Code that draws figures
....

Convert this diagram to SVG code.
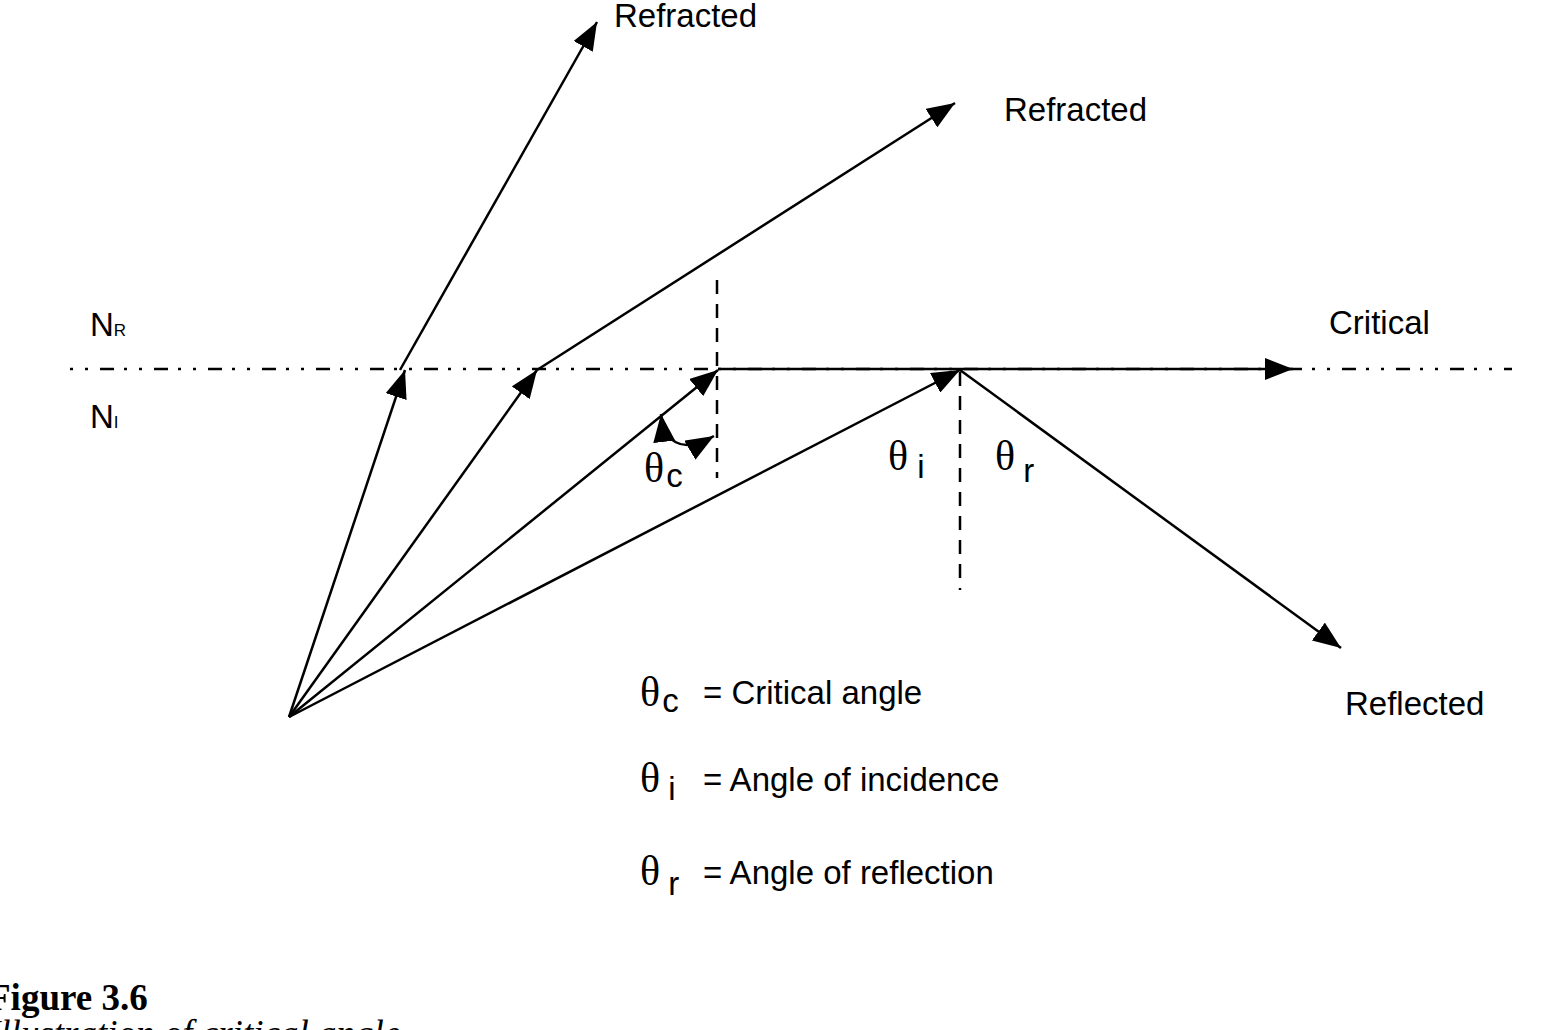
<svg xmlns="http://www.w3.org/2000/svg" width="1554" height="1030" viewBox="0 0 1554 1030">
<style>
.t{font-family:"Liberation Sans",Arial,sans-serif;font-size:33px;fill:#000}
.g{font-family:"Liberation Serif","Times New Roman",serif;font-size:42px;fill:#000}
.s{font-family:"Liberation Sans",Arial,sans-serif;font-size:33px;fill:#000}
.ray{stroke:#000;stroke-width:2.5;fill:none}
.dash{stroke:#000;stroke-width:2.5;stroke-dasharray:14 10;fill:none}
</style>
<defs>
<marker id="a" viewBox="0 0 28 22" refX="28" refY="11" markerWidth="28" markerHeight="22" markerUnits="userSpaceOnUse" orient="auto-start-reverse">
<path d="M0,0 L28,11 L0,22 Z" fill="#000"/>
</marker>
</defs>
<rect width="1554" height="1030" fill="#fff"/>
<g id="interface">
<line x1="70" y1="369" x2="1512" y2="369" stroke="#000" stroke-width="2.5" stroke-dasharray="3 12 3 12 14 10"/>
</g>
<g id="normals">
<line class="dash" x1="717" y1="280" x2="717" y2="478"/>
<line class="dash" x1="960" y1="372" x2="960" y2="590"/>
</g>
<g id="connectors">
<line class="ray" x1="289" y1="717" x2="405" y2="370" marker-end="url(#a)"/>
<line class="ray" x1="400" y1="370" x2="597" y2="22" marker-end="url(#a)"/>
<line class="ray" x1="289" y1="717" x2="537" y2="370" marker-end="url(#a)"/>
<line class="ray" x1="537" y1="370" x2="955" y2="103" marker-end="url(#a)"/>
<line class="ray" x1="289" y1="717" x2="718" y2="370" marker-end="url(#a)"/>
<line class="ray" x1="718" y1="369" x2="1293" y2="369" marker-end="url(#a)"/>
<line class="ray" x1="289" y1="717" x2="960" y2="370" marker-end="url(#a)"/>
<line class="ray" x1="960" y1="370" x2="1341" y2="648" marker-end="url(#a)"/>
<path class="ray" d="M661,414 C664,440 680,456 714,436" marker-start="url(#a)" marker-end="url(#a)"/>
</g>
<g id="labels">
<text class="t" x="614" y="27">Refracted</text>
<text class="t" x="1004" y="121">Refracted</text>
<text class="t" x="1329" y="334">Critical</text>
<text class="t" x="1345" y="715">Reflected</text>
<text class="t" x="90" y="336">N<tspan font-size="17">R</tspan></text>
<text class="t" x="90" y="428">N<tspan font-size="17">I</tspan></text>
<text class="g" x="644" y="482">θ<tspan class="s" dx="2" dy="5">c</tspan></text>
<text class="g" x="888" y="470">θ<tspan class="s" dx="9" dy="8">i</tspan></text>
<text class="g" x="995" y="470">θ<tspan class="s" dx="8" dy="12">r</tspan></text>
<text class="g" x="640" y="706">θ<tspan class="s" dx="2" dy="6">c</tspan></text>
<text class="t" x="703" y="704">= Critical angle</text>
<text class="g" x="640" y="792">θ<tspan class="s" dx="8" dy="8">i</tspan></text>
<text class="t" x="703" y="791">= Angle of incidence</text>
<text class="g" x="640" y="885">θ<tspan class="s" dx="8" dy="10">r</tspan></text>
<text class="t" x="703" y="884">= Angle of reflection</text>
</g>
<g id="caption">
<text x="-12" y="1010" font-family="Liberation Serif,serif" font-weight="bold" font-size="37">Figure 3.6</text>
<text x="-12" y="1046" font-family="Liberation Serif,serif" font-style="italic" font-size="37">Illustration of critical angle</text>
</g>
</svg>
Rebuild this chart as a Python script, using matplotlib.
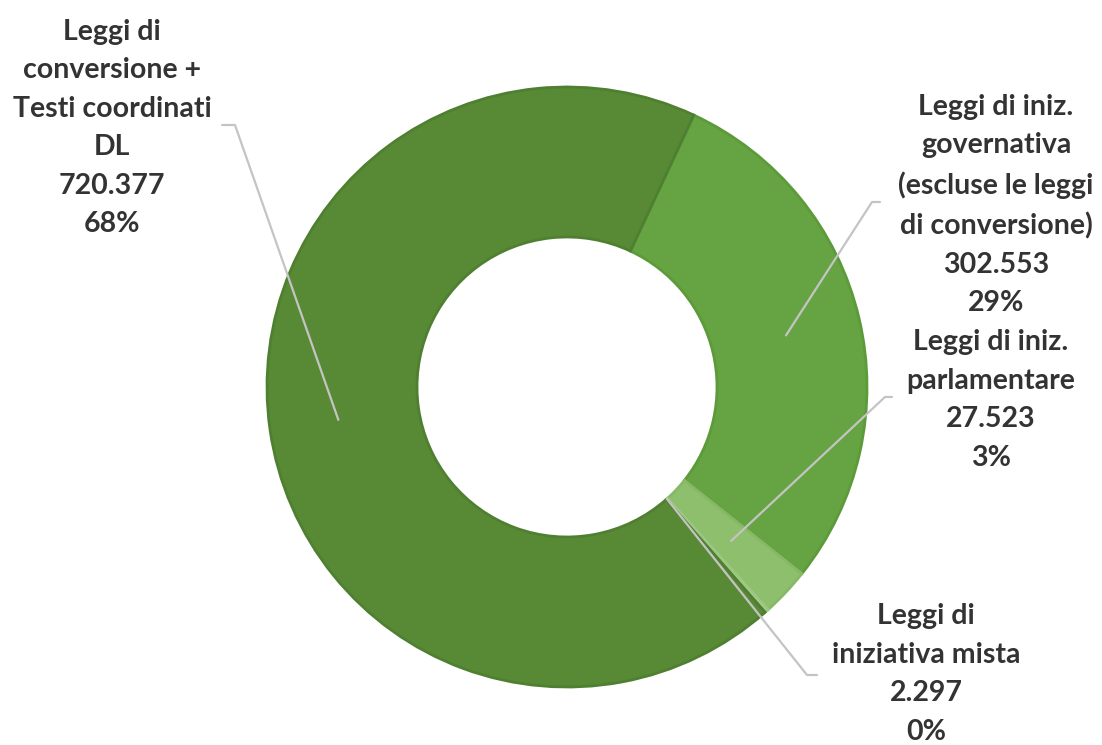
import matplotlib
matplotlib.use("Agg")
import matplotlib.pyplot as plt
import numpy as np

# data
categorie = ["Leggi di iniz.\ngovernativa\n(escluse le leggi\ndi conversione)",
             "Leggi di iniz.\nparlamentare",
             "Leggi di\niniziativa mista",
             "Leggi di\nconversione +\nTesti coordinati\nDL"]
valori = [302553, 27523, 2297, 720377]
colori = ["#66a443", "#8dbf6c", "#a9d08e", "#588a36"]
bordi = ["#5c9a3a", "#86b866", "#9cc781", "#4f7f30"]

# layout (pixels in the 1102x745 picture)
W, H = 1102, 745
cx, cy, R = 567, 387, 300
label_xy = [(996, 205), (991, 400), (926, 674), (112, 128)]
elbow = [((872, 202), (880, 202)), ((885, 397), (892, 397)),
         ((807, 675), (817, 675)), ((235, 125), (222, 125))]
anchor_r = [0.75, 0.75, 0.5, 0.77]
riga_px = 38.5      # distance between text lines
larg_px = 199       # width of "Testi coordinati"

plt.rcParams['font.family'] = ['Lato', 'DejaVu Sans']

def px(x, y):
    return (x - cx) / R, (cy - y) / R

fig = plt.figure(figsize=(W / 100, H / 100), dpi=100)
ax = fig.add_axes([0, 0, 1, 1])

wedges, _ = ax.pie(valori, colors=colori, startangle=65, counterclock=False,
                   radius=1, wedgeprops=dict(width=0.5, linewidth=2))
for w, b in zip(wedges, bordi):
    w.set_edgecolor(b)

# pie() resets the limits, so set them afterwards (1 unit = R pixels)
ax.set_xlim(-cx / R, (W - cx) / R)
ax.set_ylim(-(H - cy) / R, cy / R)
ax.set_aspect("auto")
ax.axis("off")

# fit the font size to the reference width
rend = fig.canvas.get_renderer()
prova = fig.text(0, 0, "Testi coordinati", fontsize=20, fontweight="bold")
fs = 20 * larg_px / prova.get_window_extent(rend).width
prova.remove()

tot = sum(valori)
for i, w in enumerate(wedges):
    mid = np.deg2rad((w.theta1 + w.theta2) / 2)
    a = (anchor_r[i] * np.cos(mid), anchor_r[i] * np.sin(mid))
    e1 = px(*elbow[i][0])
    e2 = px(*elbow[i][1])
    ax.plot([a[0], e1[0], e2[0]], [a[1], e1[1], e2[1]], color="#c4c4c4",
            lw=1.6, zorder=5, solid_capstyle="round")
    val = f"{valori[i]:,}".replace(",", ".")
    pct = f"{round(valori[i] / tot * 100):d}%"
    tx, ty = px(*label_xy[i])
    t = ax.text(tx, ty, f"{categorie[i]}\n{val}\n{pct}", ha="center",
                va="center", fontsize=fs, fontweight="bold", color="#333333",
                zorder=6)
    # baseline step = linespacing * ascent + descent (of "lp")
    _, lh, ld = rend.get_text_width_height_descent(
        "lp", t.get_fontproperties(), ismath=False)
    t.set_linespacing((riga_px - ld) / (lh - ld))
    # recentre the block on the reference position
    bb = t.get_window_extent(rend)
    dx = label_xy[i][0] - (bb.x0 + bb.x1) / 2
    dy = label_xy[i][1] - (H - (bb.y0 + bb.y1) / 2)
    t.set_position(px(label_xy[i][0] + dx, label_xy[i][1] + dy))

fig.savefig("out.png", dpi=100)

....

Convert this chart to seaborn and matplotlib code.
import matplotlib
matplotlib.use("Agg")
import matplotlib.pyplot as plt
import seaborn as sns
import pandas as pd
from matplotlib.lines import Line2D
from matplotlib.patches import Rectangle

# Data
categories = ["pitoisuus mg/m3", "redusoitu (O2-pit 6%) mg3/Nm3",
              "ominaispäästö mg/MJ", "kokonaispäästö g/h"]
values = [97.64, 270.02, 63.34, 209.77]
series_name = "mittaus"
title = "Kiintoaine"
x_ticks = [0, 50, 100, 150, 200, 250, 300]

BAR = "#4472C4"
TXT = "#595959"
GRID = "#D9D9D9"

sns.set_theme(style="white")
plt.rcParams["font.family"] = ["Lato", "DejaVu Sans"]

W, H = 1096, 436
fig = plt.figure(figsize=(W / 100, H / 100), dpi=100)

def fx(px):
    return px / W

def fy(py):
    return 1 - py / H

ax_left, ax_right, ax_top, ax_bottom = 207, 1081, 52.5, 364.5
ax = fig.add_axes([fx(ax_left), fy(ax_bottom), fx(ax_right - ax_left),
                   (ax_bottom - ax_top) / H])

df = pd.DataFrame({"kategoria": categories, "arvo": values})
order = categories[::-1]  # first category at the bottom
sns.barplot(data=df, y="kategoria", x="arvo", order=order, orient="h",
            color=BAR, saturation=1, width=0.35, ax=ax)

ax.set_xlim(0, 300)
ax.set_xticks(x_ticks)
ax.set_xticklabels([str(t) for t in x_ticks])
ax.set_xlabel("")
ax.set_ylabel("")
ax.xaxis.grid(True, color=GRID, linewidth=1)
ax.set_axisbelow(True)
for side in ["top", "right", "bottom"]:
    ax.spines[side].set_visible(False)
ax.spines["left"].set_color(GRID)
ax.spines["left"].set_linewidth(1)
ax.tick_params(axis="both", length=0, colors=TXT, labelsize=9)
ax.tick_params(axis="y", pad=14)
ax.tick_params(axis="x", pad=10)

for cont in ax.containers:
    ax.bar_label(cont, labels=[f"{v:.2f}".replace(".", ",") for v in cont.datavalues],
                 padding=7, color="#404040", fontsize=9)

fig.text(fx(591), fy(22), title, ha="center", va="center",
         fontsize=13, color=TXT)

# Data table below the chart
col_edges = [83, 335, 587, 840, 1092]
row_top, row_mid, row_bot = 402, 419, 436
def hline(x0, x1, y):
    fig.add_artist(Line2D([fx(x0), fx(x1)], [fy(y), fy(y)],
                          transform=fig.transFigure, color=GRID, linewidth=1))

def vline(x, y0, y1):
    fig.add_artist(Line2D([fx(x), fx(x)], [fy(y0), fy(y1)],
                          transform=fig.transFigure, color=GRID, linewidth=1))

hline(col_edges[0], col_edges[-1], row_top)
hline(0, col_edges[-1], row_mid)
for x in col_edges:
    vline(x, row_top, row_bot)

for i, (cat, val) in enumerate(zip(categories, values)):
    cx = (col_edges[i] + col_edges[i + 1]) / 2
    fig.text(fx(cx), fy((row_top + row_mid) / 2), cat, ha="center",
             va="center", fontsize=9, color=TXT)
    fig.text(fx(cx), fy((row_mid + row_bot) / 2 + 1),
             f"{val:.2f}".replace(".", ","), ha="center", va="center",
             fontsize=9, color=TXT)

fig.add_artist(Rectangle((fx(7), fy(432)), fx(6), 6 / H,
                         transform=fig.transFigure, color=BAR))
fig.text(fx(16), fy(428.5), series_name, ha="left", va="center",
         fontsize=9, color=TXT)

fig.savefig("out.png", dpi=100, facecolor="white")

....

→ **What is being asked**
Show every line that contains the word "matplotlib".

→ **Exercise result**
Rebuild this chart as a Python script, using matplotlib.
import matplotlib
matplotlib.use("Agg")
import matplotlib.pyplot as plt
Convert this chart to seaborn and matplotlib code.
import matplotlib
matplotlib.use("Agg")
import matplotlib.pyplot as plt
from matplotlib.lines import Line2D
from matplotlib.patches import Rectangle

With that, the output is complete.